SHORT EXERCISE -
Your task is to copy every line of the records below that contains "this".

★ ★ ★

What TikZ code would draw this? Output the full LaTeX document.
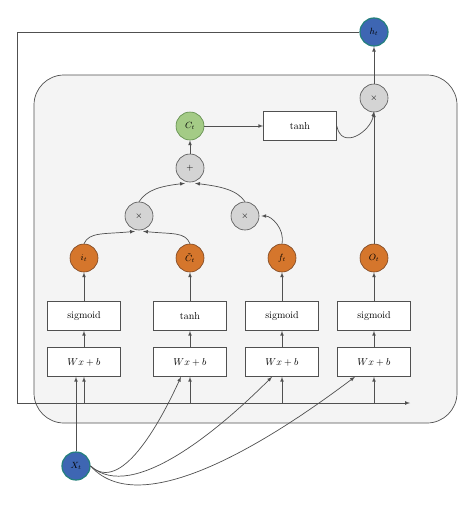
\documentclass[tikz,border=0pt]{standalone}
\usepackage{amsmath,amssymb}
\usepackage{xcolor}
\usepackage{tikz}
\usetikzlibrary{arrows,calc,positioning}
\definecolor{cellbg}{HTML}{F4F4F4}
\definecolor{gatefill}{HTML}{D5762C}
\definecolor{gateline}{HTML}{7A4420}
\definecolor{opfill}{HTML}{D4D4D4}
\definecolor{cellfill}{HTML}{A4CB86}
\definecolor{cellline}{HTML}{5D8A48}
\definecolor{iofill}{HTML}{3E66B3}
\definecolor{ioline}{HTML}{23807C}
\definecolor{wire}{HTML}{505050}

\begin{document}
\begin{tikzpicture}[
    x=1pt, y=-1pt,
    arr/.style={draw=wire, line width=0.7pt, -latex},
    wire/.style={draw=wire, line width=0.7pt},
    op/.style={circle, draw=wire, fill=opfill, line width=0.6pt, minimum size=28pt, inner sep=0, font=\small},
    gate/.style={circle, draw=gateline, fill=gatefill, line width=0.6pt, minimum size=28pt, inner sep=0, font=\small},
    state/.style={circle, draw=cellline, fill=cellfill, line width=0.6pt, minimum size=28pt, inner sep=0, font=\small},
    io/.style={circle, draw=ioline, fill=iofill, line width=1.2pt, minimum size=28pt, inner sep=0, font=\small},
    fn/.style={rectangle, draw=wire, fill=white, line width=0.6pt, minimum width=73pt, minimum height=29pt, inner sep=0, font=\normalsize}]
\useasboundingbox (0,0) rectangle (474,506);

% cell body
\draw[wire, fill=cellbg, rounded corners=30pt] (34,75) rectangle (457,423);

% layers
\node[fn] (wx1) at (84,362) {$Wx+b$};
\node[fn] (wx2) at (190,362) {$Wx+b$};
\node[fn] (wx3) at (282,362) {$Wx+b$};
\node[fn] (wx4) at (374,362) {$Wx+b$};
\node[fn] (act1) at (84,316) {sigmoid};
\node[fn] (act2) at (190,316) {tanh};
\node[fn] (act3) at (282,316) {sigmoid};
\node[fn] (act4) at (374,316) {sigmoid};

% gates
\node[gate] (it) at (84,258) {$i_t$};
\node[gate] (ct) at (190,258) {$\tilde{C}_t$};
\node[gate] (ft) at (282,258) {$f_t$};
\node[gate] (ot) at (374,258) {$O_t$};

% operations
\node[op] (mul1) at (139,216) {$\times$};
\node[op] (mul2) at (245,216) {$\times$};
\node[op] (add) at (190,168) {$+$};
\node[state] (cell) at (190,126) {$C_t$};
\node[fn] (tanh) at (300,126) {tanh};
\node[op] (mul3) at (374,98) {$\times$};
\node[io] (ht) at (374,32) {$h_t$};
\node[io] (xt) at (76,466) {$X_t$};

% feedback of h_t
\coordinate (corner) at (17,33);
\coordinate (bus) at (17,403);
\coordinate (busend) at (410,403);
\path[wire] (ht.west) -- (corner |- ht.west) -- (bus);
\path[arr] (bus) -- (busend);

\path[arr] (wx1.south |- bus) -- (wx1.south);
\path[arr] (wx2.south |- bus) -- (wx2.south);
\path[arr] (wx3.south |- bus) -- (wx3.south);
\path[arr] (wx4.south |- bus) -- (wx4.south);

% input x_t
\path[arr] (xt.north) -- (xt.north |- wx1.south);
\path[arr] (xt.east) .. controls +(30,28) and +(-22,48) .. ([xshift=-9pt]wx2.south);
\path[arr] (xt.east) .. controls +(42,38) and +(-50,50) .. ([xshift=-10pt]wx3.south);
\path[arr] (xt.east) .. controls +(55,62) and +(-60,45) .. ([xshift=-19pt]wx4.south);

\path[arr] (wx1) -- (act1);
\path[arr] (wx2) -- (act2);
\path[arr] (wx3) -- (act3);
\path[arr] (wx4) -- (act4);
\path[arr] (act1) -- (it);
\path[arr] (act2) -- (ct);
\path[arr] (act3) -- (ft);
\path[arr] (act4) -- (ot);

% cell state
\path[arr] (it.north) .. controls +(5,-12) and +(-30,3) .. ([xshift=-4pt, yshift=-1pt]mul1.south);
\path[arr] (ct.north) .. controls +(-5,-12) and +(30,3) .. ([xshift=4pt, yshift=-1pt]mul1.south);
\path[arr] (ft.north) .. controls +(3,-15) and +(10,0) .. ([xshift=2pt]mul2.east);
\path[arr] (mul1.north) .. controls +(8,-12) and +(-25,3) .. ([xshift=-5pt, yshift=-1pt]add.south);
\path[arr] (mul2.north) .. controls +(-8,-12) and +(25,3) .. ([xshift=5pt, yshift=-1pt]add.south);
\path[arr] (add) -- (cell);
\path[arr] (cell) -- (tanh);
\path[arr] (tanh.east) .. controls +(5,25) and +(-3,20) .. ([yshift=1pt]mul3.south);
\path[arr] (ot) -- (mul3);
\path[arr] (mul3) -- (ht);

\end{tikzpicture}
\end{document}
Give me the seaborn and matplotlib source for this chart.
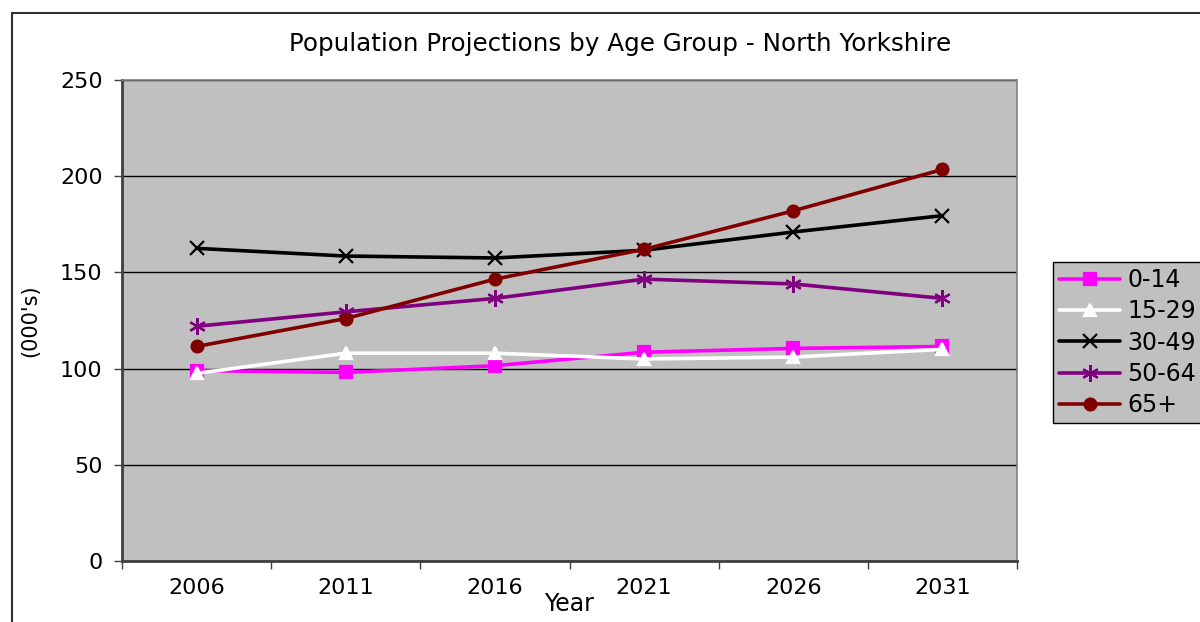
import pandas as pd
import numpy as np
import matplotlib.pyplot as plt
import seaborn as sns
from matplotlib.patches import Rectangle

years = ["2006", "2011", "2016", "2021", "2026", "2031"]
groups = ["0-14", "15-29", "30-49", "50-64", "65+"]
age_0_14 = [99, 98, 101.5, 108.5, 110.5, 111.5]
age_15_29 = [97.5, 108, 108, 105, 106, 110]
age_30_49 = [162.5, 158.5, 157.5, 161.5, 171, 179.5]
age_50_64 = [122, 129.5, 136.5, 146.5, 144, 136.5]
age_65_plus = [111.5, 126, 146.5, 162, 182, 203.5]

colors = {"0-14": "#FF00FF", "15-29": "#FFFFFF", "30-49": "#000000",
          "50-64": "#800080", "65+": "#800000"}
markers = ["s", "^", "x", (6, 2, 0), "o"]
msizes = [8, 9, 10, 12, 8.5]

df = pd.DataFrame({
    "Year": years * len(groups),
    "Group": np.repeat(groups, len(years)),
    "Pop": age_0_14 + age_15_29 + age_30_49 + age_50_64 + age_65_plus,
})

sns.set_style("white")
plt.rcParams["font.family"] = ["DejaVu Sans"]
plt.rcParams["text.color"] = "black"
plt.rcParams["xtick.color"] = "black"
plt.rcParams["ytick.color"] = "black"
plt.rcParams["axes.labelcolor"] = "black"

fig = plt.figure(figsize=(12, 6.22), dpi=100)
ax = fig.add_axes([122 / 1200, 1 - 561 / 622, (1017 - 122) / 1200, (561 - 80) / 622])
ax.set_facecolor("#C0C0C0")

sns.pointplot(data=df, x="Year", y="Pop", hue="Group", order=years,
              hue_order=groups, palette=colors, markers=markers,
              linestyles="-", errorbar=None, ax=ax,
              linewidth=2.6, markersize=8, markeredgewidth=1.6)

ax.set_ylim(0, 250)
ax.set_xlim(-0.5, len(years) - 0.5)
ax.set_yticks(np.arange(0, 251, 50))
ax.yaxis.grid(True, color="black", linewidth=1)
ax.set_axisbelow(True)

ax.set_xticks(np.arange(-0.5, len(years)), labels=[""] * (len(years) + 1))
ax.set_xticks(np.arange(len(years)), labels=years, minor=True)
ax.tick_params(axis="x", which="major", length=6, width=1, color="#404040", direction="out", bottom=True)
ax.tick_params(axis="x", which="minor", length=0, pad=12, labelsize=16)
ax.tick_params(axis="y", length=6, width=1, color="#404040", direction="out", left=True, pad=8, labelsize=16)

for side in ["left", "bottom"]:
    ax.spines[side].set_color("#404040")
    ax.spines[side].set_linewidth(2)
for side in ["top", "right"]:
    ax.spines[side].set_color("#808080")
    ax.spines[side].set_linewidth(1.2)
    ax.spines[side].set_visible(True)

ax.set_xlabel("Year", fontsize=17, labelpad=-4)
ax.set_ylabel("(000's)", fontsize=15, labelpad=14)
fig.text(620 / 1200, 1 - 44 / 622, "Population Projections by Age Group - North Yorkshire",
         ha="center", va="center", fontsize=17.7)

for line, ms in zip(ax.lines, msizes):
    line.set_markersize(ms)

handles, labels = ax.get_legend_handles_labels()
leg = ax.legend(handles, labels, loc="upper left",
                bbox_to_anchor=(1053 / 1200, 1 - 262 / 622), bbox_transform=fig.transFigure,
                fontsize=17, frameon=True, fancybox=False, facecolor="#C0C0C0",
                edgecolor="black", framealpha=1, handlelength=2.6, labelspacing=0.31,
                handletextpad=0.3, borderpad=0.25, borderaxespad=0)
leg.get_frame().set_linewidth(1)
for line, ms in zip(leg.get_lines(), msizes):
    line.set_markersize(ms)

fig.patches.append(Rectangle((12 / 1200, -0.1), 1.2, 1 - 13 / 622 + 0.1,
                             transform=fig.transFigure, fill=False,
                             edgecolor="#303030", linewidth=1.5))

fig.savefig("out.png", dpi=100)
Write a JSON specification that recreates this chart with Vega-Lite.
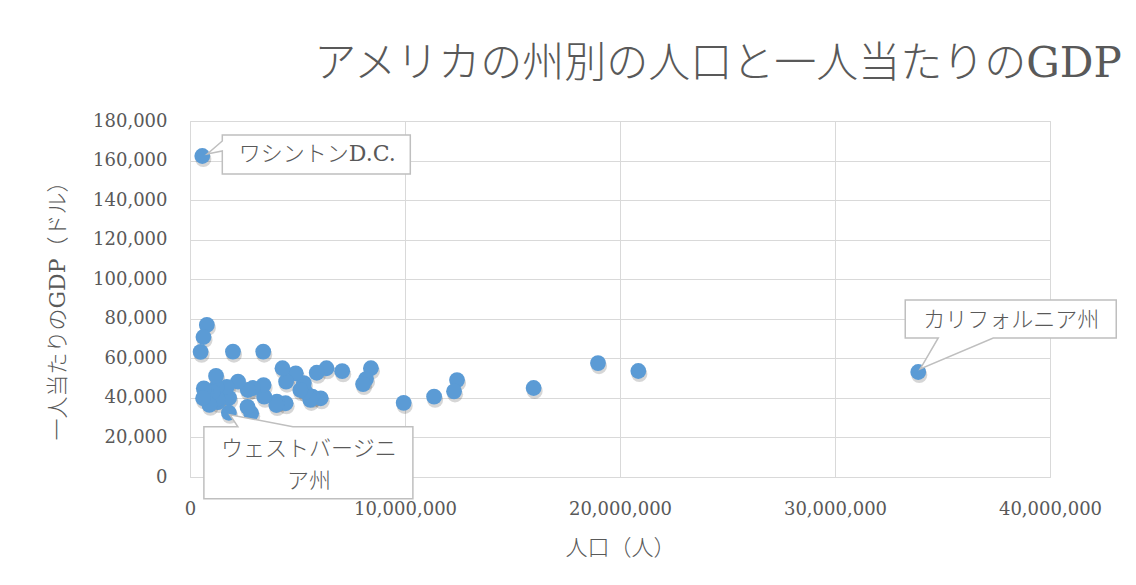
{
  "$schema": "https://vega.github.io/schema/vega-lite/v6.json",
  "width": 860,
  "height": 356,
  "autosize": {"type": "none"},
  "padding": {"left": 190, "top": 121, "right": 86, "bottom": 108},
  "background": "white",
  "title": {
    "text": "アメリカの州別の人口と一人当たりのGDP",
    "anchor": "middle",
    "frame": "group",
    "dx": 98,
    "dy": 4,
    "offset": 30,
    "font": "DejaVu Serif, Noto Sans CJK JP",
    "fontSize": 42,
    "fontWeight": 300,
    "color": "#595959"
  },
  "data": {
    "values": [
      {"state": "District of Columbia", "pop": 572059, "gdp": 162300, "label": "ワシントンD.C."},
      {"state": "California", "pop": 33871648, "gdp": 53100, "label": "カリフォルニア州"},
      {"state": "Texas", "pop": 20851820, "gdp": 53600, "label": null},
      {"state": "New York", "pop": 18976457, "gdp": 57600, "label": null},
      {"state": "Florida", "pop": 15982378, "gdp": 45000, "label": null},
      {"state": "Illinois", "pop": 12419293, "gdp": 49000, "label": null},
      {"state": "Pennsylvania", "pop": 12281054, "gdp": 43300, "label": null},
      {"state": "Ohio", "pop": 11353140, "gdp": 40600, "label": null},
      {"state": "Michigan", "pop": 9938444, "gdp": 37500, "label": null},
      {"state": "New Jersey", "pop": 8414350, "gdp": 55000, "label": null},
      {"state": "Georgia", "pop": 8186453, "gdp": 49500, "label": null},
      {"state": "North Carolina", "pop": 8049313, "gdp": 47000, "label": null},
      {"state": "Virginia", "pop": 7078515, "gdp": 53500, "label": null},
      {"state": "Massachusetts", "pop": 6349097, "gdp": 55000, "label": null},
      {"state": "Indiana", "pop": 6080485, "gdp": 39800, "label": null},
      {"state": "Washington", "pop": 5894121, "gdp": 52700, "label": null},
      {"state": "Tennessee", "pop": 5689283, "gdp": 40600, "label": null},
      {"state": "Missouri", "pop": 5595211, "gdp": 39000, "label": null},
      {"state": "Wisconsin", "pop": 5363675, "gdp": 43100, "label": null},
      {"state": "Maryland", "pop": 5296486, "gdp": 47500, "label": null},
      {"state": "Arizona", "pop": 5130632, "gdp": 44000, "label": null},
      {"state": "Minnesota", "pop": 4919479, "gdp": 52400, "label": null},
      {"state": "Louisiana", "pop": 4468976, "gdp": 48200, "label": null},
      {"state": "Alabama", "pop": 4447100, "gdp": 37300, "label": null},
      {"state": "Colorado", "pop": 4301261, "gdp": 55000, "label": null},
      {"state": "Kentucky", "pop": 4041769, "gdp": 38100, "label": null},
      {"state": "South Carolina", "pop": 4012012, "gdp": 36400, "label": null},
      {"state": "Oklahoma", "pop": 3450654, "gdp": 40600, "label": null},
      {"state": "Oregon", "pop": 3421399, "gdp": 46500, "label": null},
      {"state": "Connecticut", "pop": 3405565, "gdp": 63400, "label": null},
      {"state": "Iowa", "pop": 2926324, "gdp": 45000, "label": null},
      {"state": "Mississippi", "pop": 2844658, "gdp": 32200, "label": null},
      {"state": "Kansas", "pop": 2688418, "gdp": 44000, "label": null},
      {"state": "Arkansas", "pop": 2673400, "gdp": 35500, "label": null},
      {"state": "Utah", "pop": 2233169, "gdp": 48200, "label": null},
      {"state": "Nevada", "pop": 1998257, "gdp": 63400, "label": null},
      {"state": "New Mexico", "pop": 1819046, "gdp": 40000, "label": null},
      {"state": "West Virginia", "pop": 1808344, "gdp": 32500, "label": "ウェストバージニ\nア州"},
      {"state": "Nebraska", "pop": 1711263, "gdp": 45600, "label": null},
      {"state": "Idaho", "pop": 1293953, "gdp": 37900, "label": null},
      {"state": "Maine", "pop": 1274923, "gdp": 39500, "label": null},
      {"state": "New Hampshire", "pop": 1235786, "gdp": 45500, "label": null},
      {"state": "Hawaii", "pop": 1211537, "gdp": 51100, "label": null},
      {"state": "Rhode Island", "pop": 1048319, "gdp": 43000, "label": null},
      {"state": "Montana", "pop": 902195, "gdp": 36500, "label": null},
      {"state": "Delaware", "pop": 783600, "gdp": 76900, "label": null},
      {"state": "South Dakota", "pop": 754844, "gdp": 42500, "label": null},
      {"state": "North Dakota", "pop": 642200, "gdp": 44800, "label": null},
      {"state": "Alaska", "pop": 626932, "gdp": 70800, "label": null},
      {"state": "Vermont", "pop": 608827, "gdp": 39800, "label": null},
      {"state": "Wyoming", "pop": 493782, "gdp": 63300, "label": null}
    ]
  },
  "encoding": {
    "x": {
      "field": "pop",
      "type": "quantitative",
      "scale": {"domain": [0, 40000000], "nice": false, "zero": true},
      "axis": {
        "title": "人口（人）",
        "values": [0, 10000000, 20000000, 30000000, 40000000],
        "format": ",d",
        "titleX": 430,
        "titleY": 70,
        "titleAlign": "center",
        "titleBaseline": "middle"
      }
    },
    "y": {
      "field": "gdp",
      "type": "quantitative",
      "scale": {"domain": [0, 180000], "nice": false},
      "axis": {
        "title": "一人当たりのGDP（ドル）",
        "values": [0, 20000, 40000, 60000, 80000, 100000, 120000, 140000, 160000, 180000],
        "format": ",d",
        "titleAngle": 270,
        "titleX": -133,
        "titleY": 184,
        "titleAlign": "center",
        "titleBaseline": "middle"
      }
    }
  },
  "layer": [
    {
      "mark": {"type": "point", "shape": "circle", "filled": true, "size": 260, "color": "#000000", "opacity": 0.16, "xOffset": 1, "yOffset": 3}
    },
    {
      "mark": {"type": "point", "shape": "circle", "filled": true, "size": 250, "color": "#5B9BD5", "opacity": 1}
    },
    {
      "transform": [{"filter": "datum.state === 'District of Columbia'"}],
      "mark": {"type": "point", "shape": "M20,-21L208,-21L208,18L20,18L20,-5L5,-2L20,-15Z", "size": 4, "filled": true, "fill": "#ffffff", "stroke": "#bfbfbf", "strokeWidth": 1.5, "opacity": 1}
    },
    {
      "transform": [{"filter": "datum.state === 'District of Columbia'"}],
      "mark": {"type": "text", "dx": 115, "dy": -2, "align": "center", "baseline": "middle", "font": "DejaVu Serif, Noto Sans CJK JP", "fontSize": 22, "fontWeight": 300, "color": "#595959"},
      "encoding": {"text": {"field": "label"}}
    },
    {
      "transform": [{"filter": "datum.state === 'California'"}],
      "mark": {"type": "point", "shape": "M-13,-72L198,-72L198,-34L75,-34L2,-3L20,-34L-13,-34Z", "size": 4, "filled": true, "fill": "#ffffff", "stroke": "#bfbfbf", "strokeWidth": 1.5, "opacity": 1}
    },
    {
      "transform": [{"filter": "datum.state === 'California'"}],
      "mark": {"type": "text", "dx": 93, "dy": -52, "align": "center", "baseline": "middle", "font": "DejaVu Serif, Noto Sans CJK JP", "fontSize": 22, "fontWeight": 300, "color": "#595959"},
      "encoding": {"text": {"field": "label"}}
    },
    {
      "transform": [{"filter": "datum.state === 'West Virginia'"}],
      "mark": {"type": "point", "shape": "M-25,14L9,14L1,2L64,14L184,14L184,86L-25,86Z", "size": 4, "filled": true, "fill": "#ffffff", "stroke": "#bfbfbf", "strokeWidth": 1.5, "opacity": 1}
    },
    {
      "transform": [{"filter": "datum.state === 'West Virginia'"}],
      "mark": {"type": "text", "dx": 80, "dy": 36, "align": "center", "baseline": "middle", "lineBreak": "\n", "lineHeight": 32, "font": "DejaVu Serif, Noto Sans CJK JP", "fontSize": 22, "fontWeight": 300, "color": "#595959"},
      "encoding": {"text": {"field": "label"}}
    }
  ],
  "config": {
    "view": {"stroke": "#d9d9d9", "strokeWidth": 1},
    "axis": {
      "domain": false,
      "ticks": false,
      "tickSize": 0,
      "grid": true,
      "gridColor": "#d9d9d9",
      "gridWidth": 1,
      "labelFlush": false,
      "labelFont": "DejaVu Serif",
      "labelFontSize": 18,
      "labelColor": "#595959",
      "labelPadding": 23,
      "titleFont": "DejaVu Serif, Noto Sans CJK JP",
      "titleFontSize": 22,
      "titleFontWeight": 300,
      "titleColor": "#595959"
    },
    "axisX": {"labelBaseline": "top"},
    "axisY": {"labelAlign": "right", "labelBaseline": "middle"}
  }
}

★ ★ ★

FULL RESPONSE -
What TikZ code would draw this? Output the full LaTeX document.
Give me the seaborn and matplotlib source for this chart.
Write a JSON specification that recreates this chart with Vega-Lite.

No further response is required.